Allah Swt. berfirman, “Sesungguhnya Tuhanmu melapangkan rezeki kepada siapa yang Dia kehendaki dan menyempitkannya; sesungguhnya Dia Maha Mengetahui lagi Maha Melihat akan hamba-hamba-Nya (30). Dan janganlah kamu membunuh anak-anakmu karena takut kemiskinan. Kamilah yang akan memberi rezeki kepada mereka dan juga kepadamu. Sesungguhnya membunuh mereka adalah suatu dosa yang besar (31).” (TQS Al-Isra [17]: 30—31).

Sementara itu, di satu sisi, Islam memberikan banyak sekali pokok pokok pendidikan generasi. Di sisi lain, Islam juga memotivasi umatnya agar menjadikan anak-anak mereka sebagai aset dunia dan akhirat.

Orang orang yang menikah karena dilandasi  keimanan dan bertujuan mendapat rida Allah, akan bersukacita dengan hadirnya sang anak. Mereka akan bekerja keras mendidik anak,berbagi kebahagiaan dengan pasangan dan anak-anak. Mereka juga yakin bila Allah akan mengaruniakan rezeki untuk keluarga.

Semua memang pilihan hidup masing masing, baik yang ingin punya anak, tetap membujang, atau tidak ingin punya anak, semua ada konsekuensinya.Hanya saja ketika hal tersebut dijadikan alasan seseorang untuk memilih childfree rasanya masih belum bisa diterima dengan akal sehat, sangat absurd bagi saya pribadi, sementara di luar sana masih banyak pasangan yang berharap bisa punya keturunan namun tak kunjung diberi.

Sebagai seorang muslim, menyikapi hal tersebut mestinya kita mengembalikannya pada pandangan Islam. 

Tujuan yang paling mulia dalam pernikahan ialah mencari Rida Allah, dengan cara? Membawa keluarganya ke Jannahnya. Saya jadi teringat firman Allah : 
"Wahai orang-orang yang beriman! Peliharalah dirimu dan keluargamu dari api neraka yang bahan bakarnya adalah manusia dan batu; penjaganya malaikat-malaikat yang kasar, dan keras, yang tidak durhaka kepada Allah terhadap apa yang Dia perintahkan kepada mereka dan selalu mengerjakan apa yang diperintahkan." (QS At-taḥrim [66]:6)
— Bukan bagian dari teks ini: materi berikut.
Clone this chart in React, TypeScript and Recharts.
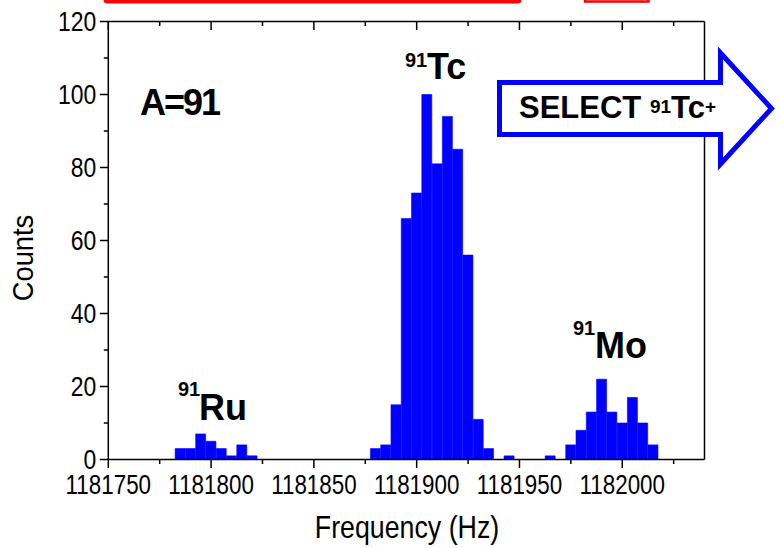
import { BarChart, Bar, XAxis, YAxis } from 'recharts';

// histogram bins (bin centre, Hz) and counts
const binFreqs = [
  1181785, 1181790, 1181795, 1181800, 1181805, 1181810, 1181815, 1181820,
  1181880, 1181885, 1181890, 1181895, 1181900, 1181905, 1181910, 1181915,
  1181920, 1181925, 1181930, 1181935,
  1181945, 1181965,
  1181975, 1181980, 1181985, 1181990, 1181995, 1182000, 1182005, 1182010, 1182015,
];
const binCounts = [
  3, 3, 7, 5, 3, 1, 4, 1,
  3, 4, 15, 66, 73, 100, 81, 94,
  85, 56, 11, 3,
  1, 1,
  4, 8, 13, 22, 13, 10, 17, 10, 4,
];

const xTicks = [
  1181750, 1181775, 1181800, 1181825, 1181850, 1181875, 1181900,
  1181925, 1181950, 1181975, 1182000, 1182025,
];
const xLabelled = [1181750, 1181800, 1181850, 1181900, 1181950, 1182000];
const yTicks = [0, 10, 20, 30, 40, 50, 60, 70, 80, 90, 100, 110, 120];
const yLabelled = [0, 20, 40, 60, 80, 100, 120];

const data = binFreqs.map((f, i) => ({ freq: f, count: binCounts[i] }));

const ARIAL = "'Liberation Sans', Arial, sans-serif";
const BLUE = '#0000ff';

// tick with major/minor length; the figure uses a narrow face for the numbers,
// so the regular face is squeezed horizontally
function makeTick(side: 'bottom' | 'top' | 'left' | 'right', labelled: number[]) {
  return (props: any) => {
    const { x, y, payload } = props;
    const major = labelled.includes(payload.value);
    const len = major ? 8.5 : 4.5;
    let line;
    if (side === 'bottom' || side === 'top') line = <line x1={x} x2={x} y1={y} y2={y + len} />;
    else line = <line x1={x} x2={x - len} y1={y} y2={y} />;
    return (
      <g stroke="#000" strokeWidth={1.5}>
        {line}
        {side === 'bottom' && major && (
          <text
            transform={`translate(${x},${y + 34}) scale(0.8,1)`}
            textAnchor="middle"
            fontSize={28}
            fontFamily={ARIAL}
            fill="#000"
            stroke="none"
          >
            {payload.value}
          </text>
        )}
        {side === 'left' && major && (
          <text
            transform={`translate(${x - 12},${y + 9}) scale(0.85,1)`}
            textAnchor="end"
            fontSize={27}
            fontFamily={ARIAL}
            fill="#000"
            stroke="none"
          >
            {payload.value}
          </text>
        )}
      </g>
    );
  };
}

const axisLine = { stroke: '#000', strokeWidth: 1.5 };

export default function App() {
  return (
    <div style={{ position: 'absolute', left: 0, top: 0, width: 779, height: 548, background: '#fff' }}>
      <BarChart
        width={779}
        height={548}
        data={data}
        margin={{ top: 0, right: 0, bottom: 0, left: 0 }}
        barCategoryGap={0}
        barGap={0}
      >
        <XAxis
          dataKey="freq"
          type="number"
          domain={[1181750, 1182040]}
          ticks={xTicks}
          interval={0}
          height={88.5}
          tickSize={0}
          tickMargin={0}
          tickLine={false}
          axisLine={axisLine}
          tick={makeTick('bottom', xLabelled)}
        />
        <XAxis
          xAxisId="top"
          dataKey="freq"
          type="number"
          orientation="top"
          domain={[1181750, 1182040]}
          ticks={xTicks}
          interval={0}
          height={21.5}
          tickSize={0}
          tickMargin={0}
          tickLine={false}
          axisLine={axisLine}
          tick={makeTick('top', xLabelled)}
        />
        <YAxis
          type="number"
          domain={[0, 120]}
          ticks={yTicks}
          interval={0}
          width={108.3}
          tickSize={0}
          tickMargin={0}
          tickLine={false}
          axisLine={axisLine}
          tick={makeTick('left', yLabelled)}
        />
        <YAxis
          yAxisId="right"
          orientation="right"
          type="number"
          domain={[0, 120]}
          ticks={yTicks}
          interval={0}
          width={74.5}
          tickSize={0}
          tickMargin={0}
          tickLine={false}
          axisLine={axisLine}
          tick={makeTick('right', yLabelled)}
        />
        <Bar dataKey="count" fill={BLUE} stroke={BLUE} strokeWidth={0.6} isAnimationActive={false} />
      </BarChart>

      {/* titles and annotations drawn over the plot */}
      <svg
        width={779}
        height={548}
        style={{ position: 'absolute', left: 0, top: 0, pointerEvents: 'none' }}
      >
        <text
          transform="translate(407,537.5) scale(0.85,1)"
          textAnchor="middle"
          fontSize={31.5}
          fontFamily={ARIAL}
        >
          Frequency (Hz)
        </text>
        <text
          transform="translate(33.2,258) rotate(-90) scale(0.91,1)"
          textAnchor="middle"
          fontSize={30}
          fontFamily={ARIAL}
        >
          Counts
        </text>

        <rect x={103.5} y={-5} width={418} height={8.5} rx={4} fill="#ff0000" />
        <rect x={585} y={-6} width={63.5} height={7.5} fill="none" stroke="#ff0000" strokeWidth={2.5} />

        <text x={140} y={115} fontSize={36} fontWeight="bold" fontFamily={ARIAL} letterSpacing={-2}>A=91</text>

        <text x={405} y={66.7} fontSize={20} fontWeight="bold" fontFamily={ARIAL}>91</text>
        <text x={427} y={79.3} fontSize={36} fontWeight="bold" fontFamily={ARIAL}>Tc</text>

        <text x={178} y={396} fontSize={20} fontWeight="bold" fontFamily={ARIAL}>91</text>
        <text x={199} y={420} fontSize={36} fontWeight="bold" fontFamily={ARIAL}>Ru</text>

        <text x={573} y={335} fontSize={20} fontWeight="bold" fontFamily={ARIAL}>91</text>
        <text x={595} y={358} fontSize={36} fontWeight="bold" fontFamily={ARIAL}>Mo</text>

        <path
          d="M499.5,82.5 H720.5 V53 L771.5,108.5 L720.5,164 V134.5 H499.5 Z"
          fill="#fff"
          stroke={BLUE}
          strokeWidth={5}
          strokeLinejoin="miter"
        />
        <text x={519} y={118} fontSize={31} fontWeight="bold" fontFamily={ARIAL}>
          SELECT <tspan fontSize={19} dy={-5}>91</tspan>
          <tspan fontSize={31} dy={5}>Tc</tspan>
          <tspan fontSize={19} dy={-5}>+</tspan>
        </text>
      </svg>
    </div>
  );
}
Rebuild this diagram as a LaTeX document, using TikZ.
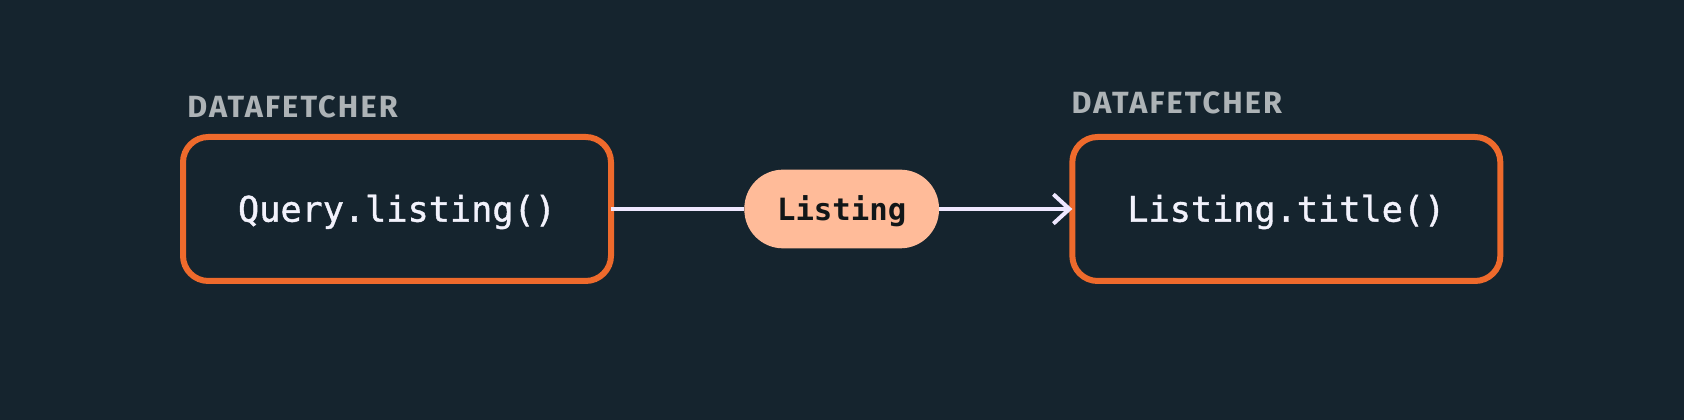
\documentclass[tikz,border=0pt]{standalone}
\usepackage{fontspec}
\setmonofont{DejaVu Sans Mono}
\newfontfamily\codefamily[FakeBold=1.2]{DejaVu Sans Mono}
\newfontfamily\tagfamily[LetterSpace=7]{Fira Sans}
\usepackage{tikz}
\usetikzlibrary{arrows.meta}
\usetikzlibrary{positioning}

\definecolor{bgdark}{HTML}{15242E}
\definecolor{orangeline}{HTML}{EE6A2C}
\definecolor{peach}{HTML}{FFBB99}
\definecolor{taggray}{HTML}{ADB3B6}
\definecolor{codewhite}{HTML}{F2F2FC}
\definecolor{codeblack}{HTML}{111618}
\definecolor{linkwhite}{HTML}{EEE8FF}

\begin{document}
\begin{tikzpicture}[x=0.75pt, y=0.75pt, node distance=100pt,
                fetcher/.style={rectangle, rounded corners=19pt, draw=orangeline, line width=4.5pt, outer sep=0pt,
                    minimum width=321pt, minimum height=108pt, text height=19pt, text depth=0pt,
                    text=codewhite, font=\fontsize{26.4}{30}\selectfont\codefamily},
                kind/.style={rectangle, rounded corners=29pt, fill=peach, outer sep=0pt,
                    minimum width=146pt, minimum height=59pt, text height=16.8pt, text depth=0pt,
                    text=codeblack, font=\fontsize{23}{27}\selectfont\ttfamily\bfseries},
                tag/.style={anchor=base west, inner sep=0pt, text=taggray, font=\fontsize{23}{27}\selectfont\tagfamily\bfseries},
                arrow/.style={draw, line width=3pt, linkwhite, -{Straight Barb[length=12pt, width=22pt]}},
                arrow0/.style={draw, line width=3pt, linkwhite},
            ]
            \useasboundingbox (0,0) rectangle (1684,420);
            \fill[bgdark] (0,0) rectangle (1684,420);
            \node[fetcher](query) at (397,211) {Query.listing()};
            \node[kind, right=of query](listing) {Listing};
            \node[fetcher, right=of listing](title) {Listing.title()};
            \node[tag](tagquery) at ([shift={(4,19)}] query.north west) {DATAFETCHER};
            \node[tag](tagtitle) at ([shift={(-1,23)}] title.north west) {DATAFETCHER};
            \path[arrow0] (query) -- (listing);
            \path[arrow] (listing) -- (title);
            \end{tikzpicture}
\end{document}
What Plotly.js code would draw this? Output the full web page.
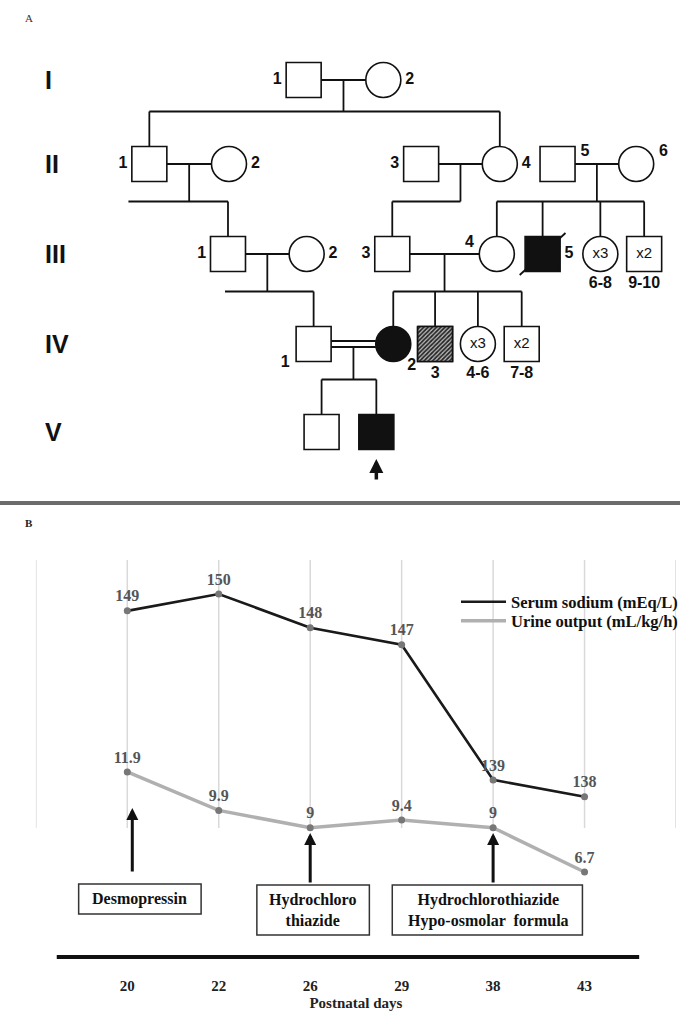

Maka dari itu, dalam sebuah pernikahan disebut sebagai "Mitsaqon Ghaliza"  perjanjian pernikahan antara suami dan istri disejajarkan dengan perjanjian para Nabi, perjanjian yang agung. Allah telah menetapkan pernikahan sebagai perjanjian mulia dan penting, saat ijab dan qabul dilakukakulan, ini artinya bukan perjanjian antara dua insan saja, melainkan langsung dengan allah. 

Dalam perjanjian ini, seorang istri dan suami bukan hanya sekadar bermodal cinta, melainkan mengemban amanah luar biasa di dunia ini sampai ke surga dan masing masing akan dimintai pertanggung jawabannya. Seorang suami akan dimintai pertanggungjawaban atas istrinya, seorang istri akan dimintai pertanggungjawaban terhadap kewajiban mengasuh anak anaknya dan ketaatannya kepada suaminya. 

Mengutip pendapat Ibnu Qayyim al-Jauziyyah dalam kitabnya I’lâmul Muwaqqi’in menjelaskan tujuan pernikahan adalah “menjaga keberlangsungan jenis manusia, dan melahirkan keturunan yang saleh. Alasan ini secara hakikat juga menjadi alasan disyariatkannya pernikahan. Karenanya tidak mungkin terbayang adanya anak saleh tanpa pernikahan, sehingga menikah adalah sebab yang menjadi perantaranya. Anak saleh merupakan maksud syariat dan orang berakal. Jika tidak ada pernikahan, maka tidak akan ada anak saleh”.

Lantas siapa yang akan mendo'akan kita kelak dan ketika kita sudah meninggal apabila tidak ada anak? Emang enak?